Si la territorialisation des mesures est un marqueur fort de notre groupe, au même titre que la défense des libertés, nous sommes également attachés à la proportionnalité des peines. Or là encore, le compte n'y est pas. Ainsi, nous regrettons que les dispositifs totalement disproportionnés renforçant les sanctions en cas de fraude au passe sanitaire aient été rétablis en commission.

Enfin, nous réitérons notre ferme opposition à l'obligation de présentation du carnet vaccinal des élèves aux directeurs d'établissements, mesure qui avait fait l'objet d'un accord avec le Sénat, sur lequel vous vous asseyez désormais. Le protocole actuel donne suffisamment satisfaction et nous refusons que des enfants puissent être stigmatisés en raison de leur statut vaccinal.

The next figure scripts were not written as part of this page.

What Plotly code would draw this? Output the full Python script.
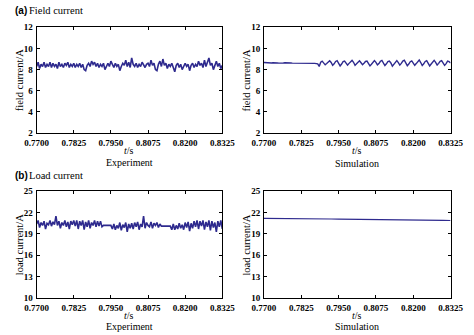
import numpy as np
import plotly.graph_objects as go

# sampling grid (s)
t_start, t_end = 0.7700, 0.8325
t_fine = np.linspace(t_start, t_end, 126)      # 0.5 ms step
t_coarse = np.linspace(t_start, t_end, 26)     # 2.5 ms step

x_ticks = [0.7700, 0.7825, 0.7950, 0.8075, 0.8200, 0.8325]
field_ticks = [2, 4, 6, 8, 10, 12]
load_ticks = [10, 13, 16, 19, 22, 25]

# (a) field current, A
field_exp = [
    8.3, 8.7, 8.1, 8.5, 8.3, 8.7, 8.2, 8.5, 8.3, 8.7, 8.2, 8.6, 8.3, 8.5, 8.1, 8.7, 8.3, 8.5, 8.2, 8.6, 8.4, 8.7, 8.2, 8.5, 8.3, 8.6,
    8.2, 8.5, 8.3, 8.6, 8.2, 8.5, 8.0, 7.9, 8.4, 8.6, 8.3, 8.8, 8.5, 8.7, 8.3, 8.6, 8.2, 8.5, 8.3, 8.6, 8.0, 8.4, 8.6, 8.3, 8.8,
    8.5, 8.2, 8.6, 8.3, 8.5, 7.9, 8.3, 8.6, 8.4, 8.9, 8.3, 8.7, 8.2, 9.1, 8.5, 8.3, 8.6, 8.2, 8.5, 8.3, 8.7, 8.4, 8.2, 8.5, 8.6,
    8.3, 8.9, 8.4, 8.6, 8.0, 7.9, 8.5, 8.8, 8.3, 9.0, 8.4, 8.6, 8.1, 8.5, 8.3, 8.6, 8.2, 7.8, 8.4, 8.6, 8.2, 8.5, 8.0, 8.3, 8.6,
    8.3, 8.5, 7.9, 8.4, 8.6, 8.2, 8.5, 8.3, 8.8, 8.4, 8.6, 8.2, 8.9, 8.3, 8.7, 9.1, 8.4, 8.6, 8.0, 8.5, 8.8, 8.3, 8.6, 8.1, 8.4,
]
field_sim = [
    8.67, 8.65, 8.63, 8.62, 8.61, 8.63, 8.65, 8.66, 8.65, 8.63, 8.61, 8.60, 8.61, 8.63, 8.65, 8.66, 8.65, 8.64, 8.62,
    8.61, 8.61, 8.62, 8.64, 8.65, 8.66, 8.65, 8.63, 8.61, 8.60, 8.59, 8.59, 8.60, 8.61, 8.60, 8.59, 8.57, 8.55, 8.30,
    8.70, 8.80, 8.65, 8.45, 8.57,
    8.75, 8.83, 8.67, 8.40, 8.55,
    8.77, 8.85, 8.65, 8.35, 8.53,
    8.75, 8.81, 8.63, 8.43, 8.59,
    8.79, 8.87, 8.69, 8.40, 8.55,
    8.75, 8.83, 8.65, 8.47, 8.61,
    8.77, 8.81, 8.61, 8.35, 8.51,
    8.73, 8.85, 8.69, 8.45, 8.57,
    8.79, 8.87, 8.65, 8.39, 8.55,
    8.75, 8.81, 8.63, 8.33, 8.53,
    8.77, 8.85, 8.67, 8.43, 8.59,
    8.81, 8.89, 8.69, 8.37, 8.53,
    8.75, 8.83, 8.65, 8.41, 8.57,
    8.79, 8.91, 8.67, 8.39, 8.55,
    8.77, 8.85, 8.63, 8.35, 8.53,
    8.75, 8.87, 8.69, 8.43, 8.59,
    8.79, 8.85, 8.65, 8.40, 8.57,
    8.81, 8.75, 8.63,
]

# (b) load current, A
load_exp = [
    20.4, 20.9, 19.9, 20.6, 20.2, 20.8, 19.7, 20.5, 20.3, 20.9, 20.1, 20.7, 20.3, 21.5, 20.2, 20.8, 19.8, 20.6, 20.2, 20.9, 20.0, 20.7, 19.7, 20.8, 20.3, 20.9,
    20.1, 20.9, 19.7, 20.8, 20.2, 20.9, 19.6, 20.7, 20.0, 20.9, 19.8, 20.6, 20.2, 20.9, 20.0, 20.8, 20.1, 20.8, 20.0,
    20.2, 20.2, 20.2, 20.2, 20.2, 20.2,
    19.7, 20.4, 19.6, 20.2, 19.8, 20.6, 19.5, 20.3, 19.9, 20.6, 19.3, 20.4, 19.8, 20.5, 19.7, 20.6, 20.0, 20.7, 19.6, 20.4, 20.0, 21.5, 19.8, 20.6, 20.2,
    20.0, 20.7, 19.8, 20.5, 20.2, 20.6, 19.9, 20.4, 20.1, 20.1, 20.1, 20.1, 20.1, 20.1, 20.1, 19.6, 20.4, 19.6, 20.2, 19.7, 20.5, 19.8, 20.3, 19.6, 20.6,
    19.9, 20.7, 19.4, 20.5, 19.8, 20.8, 20.0, 20.9, 19.7, 20.8, 20.1, 20.9, 19.6, 20.7, 20.0, 20.9, 19.5, 20.8, 19.9, 20.6, 19.3, 20.8, 20.0, 20.9, 19.7,
]
load_sim = [
    21.20, 21.20, 21.20, 21.20, 21.19, 21.18, 21.16, 21.14, 21.12, 21.10, 21.08, 21.06, 21.04,
    21.02, 21.00, 20.99, 20.98, 20.97, 20.96, 20.95, 20.94, 20.93, 20.92, 20.91, 20.90, 20.89,
]

LINE = "#2e2a8e"
SERIF = "Liberation Serif"
SANS = "Liberation Sans"

fig = go.Figure()
fig.add_trace(go.Scatter(x=t_fine, y=field_exp, mode="lines", line=dict(color=LINE, width=1.6),
                         xaxis="x", yaxis="y"))
fig.add_trace(go.Scatter(x=t_fine, y=field_sim, mode="lines", line=dict(color=LINE, width=1.4),
                         xaxis="x2", yaxis="y2"))
fig.add_trace(go.Scatter(x=t_fine, y=load_exp, mode="lines", line=dict(color=LINE, width=1.6),
                         xaxis="x3", yaxis="y3"))
fig.add_trace(go.Scatter(x=t_coarse, y=load_sim, mode="lines", line=dict(color=LINE, width=1.2),
                         xaxis="x4", yaxis="y4"))

W, H = 474, 335
left_dom = [26 / W, 222 / W]
right_dom = [266 / W, 463 / W]
top_dom = [1 - 132 / H, 1 - 23 / H]
bot_dom = [1 - 302 / H, 1 - 192 / H]

tick_font = dict(family=SERIF, size=9, color="black")


def xaxis(domain, anchor):
    return dict(domain=domain, anchor=anchor, range=[t_start, t_end], tickvals=x_ticks,
                ticktext=[f"<b>{v:.4f}</b>" for v in x_ticks], ticklabelstandoff=1,
                ticks="inside", ticklen=3, tickcolor="black",
                showline=True, linecolor="black", linewidth=1, mirror="ticks",
                showgrid=False, zeroline=False, tickfont=tick_font)


def yaxis(domain, anchor, ticks_list):
    return dict(domain=domain, anchor=anchor, range=[ticks_list[0], ticks_list[-1]], tickvals=ticks_list,
                ticktext=[f"<b>{v}</b>" for v in ticks_list], ticklabelstandoff=1,
                ticks="inside", ticklen=3, tickcolor="black",
                showline=True, linecolor="black", linewidth=1, mirror="ticks",
                showgrid=False, zeroline=False, tickfont=tick_font)


annotations = []


def txt(x, y, text, size=10.5, family=SERIF, angle=0, xanchor="center"):
    annotations.append(dict(x=x / W, y=1 - y / H, xref="paper", yref="paper", text=text,
                            showarrow=False, font=dict(family=family, size=size, color="black"),
                            textangle=angle, xanchor=xanchor, yanchor="middle"))


# panel headings
txt(1, 6, "<b>(a)</b>", size=10, family=SANS, xanchor="left")
txt(16, 6, "Field current", size=10.5, xanchor="left")
txt(1, 176, "<b>(b)</b>", size=10, family=SANS, xanchor="left")
txt(16, 176, "Load current", size=10.5, xanchor="left")

# axis titles and captions
for cx, cap, ty, cy in [
    (124, "Experiment", 150, 162),
    (364, "Simulation", 150, 163),
    (124, "Experiment", 320, 331),
    (364, "Simulation", 320, 331),
]:
    txt(cx, ty, "<i>t</i>/s", size=10)
    txt(cx, cy, cap, size=10)

txt(8, 77, "field current/A", angle=-90)
txt(248, 77, "field current/A", angle=-90)
txt(8, 247, "load current/A", angle=-90)
txt(248, 247, "load current/A", angle=-90)

fig.update_layout(
    width=W, height=H, autosize=False,
    margin=dict(l=0, r=0, t=0, b=0),
    paper_bgcolor="white", plot_bgcolor="white",
    showlegend=False,
    xaxis=xaxis(left_dom, "y"), yaxis=yaxis(top_dom, "x", field_ticks),
    xaxis2=xaxis(right_dom, "y2"), yaxis2=yaxis(top_dom, "x2", field_ticks),
    xaxis3=xaxis(left_dom, "y3"), yaxis3=yaxis(bot_dom, "x3", load_ticks),
    xaxis4=xaxis(right_dom, "y4"), yaxis4=yaxis(bot_dom, "x4", load_ticks),
    annotations=annotations,
)

fig.write_html("out.html")
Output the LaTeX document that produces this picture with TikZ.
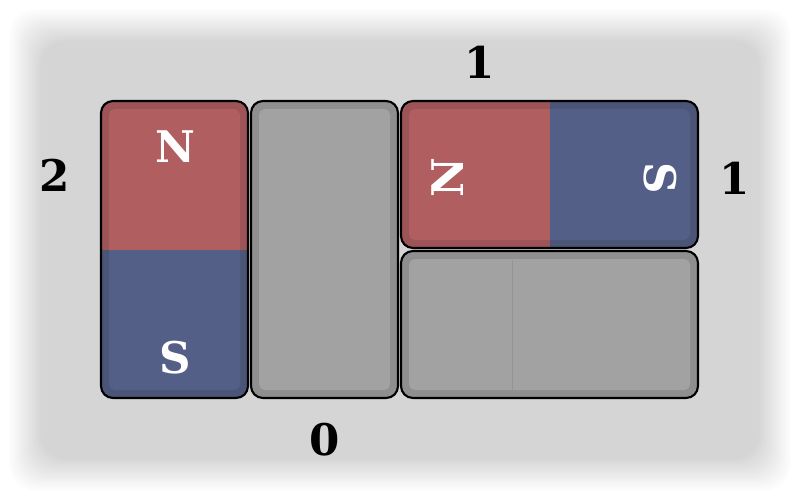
\documentclass[tikz,border=0pt]{standalone}
\usepackage{fontspec}
\setmainfont{DejaVu Serif}
\definecolor{bg}{HTML}{D3D3D3}
\definecolor{redO}{HTML}{9C5456}
\definecolor{redI}{HTML}{B05E60}
\definecolor{bluO}{HTML}{4A5577}
\definecolor{bluI}{HTML}{535F86}
\definecolor{gryO}{HTML}{8F8F8F}
\definecolor{gryI}{HTML}{A2A2A2}
\begin{document}
\begin{tikzpicture}[x=0.025cm,y=-0.025cm,
  lbl/.style={font=\fontsize{31}{31}\selectfont\bfseries, text=black, inner sep=0pt},
  pole/.style={font=\fontsize{31}{31}\selectfont\bfseries, text=white, inner sep=0pt},
  outline/.style={draw=black, line width=1.5pt, rounded corners=8.5pt}]
\useasboundingbox (0,0) rectangle (800,500);
\fill[white] (0,0) rectangle (800,500);
\foreach \i in {0,...,24}{
  \pgfmathtruncatemacro\pc{\i*4}
  \fill[bg!\pc!white, rounded corners=18pt] (8+\i*1.4,8+\i*1.4) rectangle (792-\i*1.4,492-\i*1.4);
}
% vertical magnet
\begin{scope}
  \clip[rounded corners=8.5pt] (101,101) rectangle (248,398);
  \fill[redO] (101,101) rectangle (248,250);
  \fill[bluO] (101,250) rectangle (248,398);
  \clip[rounded corners=4pt] (109,109) rectangle (240,390);
  \fill[redI] (101,101) rectangle (248,250);
  \fill[bluI] (101,250) rectangle (248,398);
\end{scope}
\draw[outline] (101,101) rectangle (248,398);
% gray vertical block
\begin{scope}
  \clip[rounded corners=8.5pt] (251,101) rectangle (398,398);
  \fill[gryO] (251,101) rectangle (398,398);
  \fill[gryI, rounded corners=4pt] (259,109) rectangle (390,390);
\end{scope}
\draw[outline] (251,101) rectangle (398,398);
% horizontal magnet
\begin{scope}
  \clip[rounded corners=8.5pt] (401,101) rectangle (698,248);
  \fill[redO] (401,101) rectangle (550,248);
  \fill[bluO] (550,101) rectangle (698,248);
  \clip[rounded corners=4pt] (409,109) rectangle (690,240);
  \fill[redI] (401,101) rectangle (550,248);
  \fill[bluI] (550,101) rectangle (698,248);
\end{scope}
\draw[outline] (401,101) rectangle (698,248);
% gray horizontal block
\begin{scope}
  \clip[rounded corners=8.5pt] (401,251) rectangle (698,398);
  \fill[gryO] (401,251) rectangle (698,398);
  \fill[gryI, rounded corners=4pt] (409,259) rectangle (690,390);
  \draw[gryO!90!black, line width=0.3pt, opacity=0.4] (512,260) -- (512,390);
\end{scope}
\draw[outline] (401,251) rectangle (698,398);
% pole letters
\node[pole] (n1) at (175,147) {N};
\node[pole] (s1) at (175,358) {S};
\node[pole, rotate=90] (n2) at (448,178) {N};
\node[pole, rotate=-90] (s2) at (660,178) {S};
% counts
\node[lbl] (top2) at (480,62) {1};
\node[lbl] (left0) at (55,175) {2};
\node[lbl] (right0) at (735,178) {1};
\node[lbl] (bot1) at (325,440) {0};
\end{tikzpicture}
\end{document}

Le fait de donner les pleins pouvoirs, sans évaluation réelle de l'action menée depuis le mois de mars 2020, pose question. En effet, il y a beaucoup à dire sur la gestion des masques, des tests et le choix du tout-vaccinal. Oui, les mesures doivent être débattues, votées et encadrées. C'est ce que nous voulons, c'est ce que vous refusez, nous le déplorons. Dans ces conditions, nous ne pourrons vous accorder les pleins pouvoirs et nous saisirons le Conseil constitutionnel. Notre opposition à cette volonté de disposer des pleins pouvoirs est totale.